Place ingredients on tortilla, first with the lettuce, sprinkle blue cheese crumbles, top with avocado slices and shredded lettuce, wrap it up and enjoy!  It is amazing and simple.

Ranch from Scratch!


In researching how to live a healthier lifestyle but still enjoy the favorite foods I love, I discovered a recipe for ranch dressing from scratch and I feel a lot better eating this version than any store bought version.  It tastes amazing.  You need to label it with a date, because your are using fresh milk (soy, almond, or cow), either way, the milk will expire.  I recommend using it within a weeks time, at the most a week and half.

Ingredients:

5 tablespoons dried minced onions
7 teaspoons parsley (dried or fresh and dried)
4 teaspoons sea salt
3 teaspoons garlic powder

Mix these ingredients together and store in a jar.  When you are ready to make dressing, mix:

1 cup of mayonnaise (here you can use a healthy version of your choice)
1 cup of milk (I used 2% milk, but I will soon experiment with almond milk and soy milk)
Add dry mix to this to taste.  The original recipe I saw for this seemed a little sparing and asked to add only 2 tablespoons.  I ended up adding around 4 tablespoons.  I also modified it by adding the following...

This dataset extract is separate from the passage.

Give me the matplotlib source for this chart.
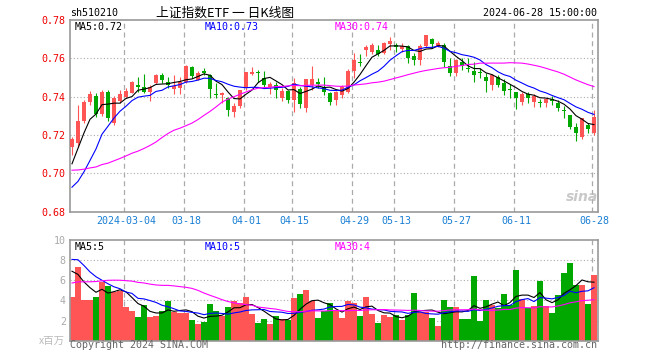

Xanthan gum (you can omit this if you do not mind it being slightly runny)

Add just tiny pinches of xanthan gum as a little goes a long way.  I suggest adding pinches, then shaking the jar, and repeat that process.  It will also thicken after refrigeration.

I am not one to follow recipes explicitly, I usually end up modifying, so this is the modified version of a recipe I found on Self-Reliance by Jamie, I recommend the site!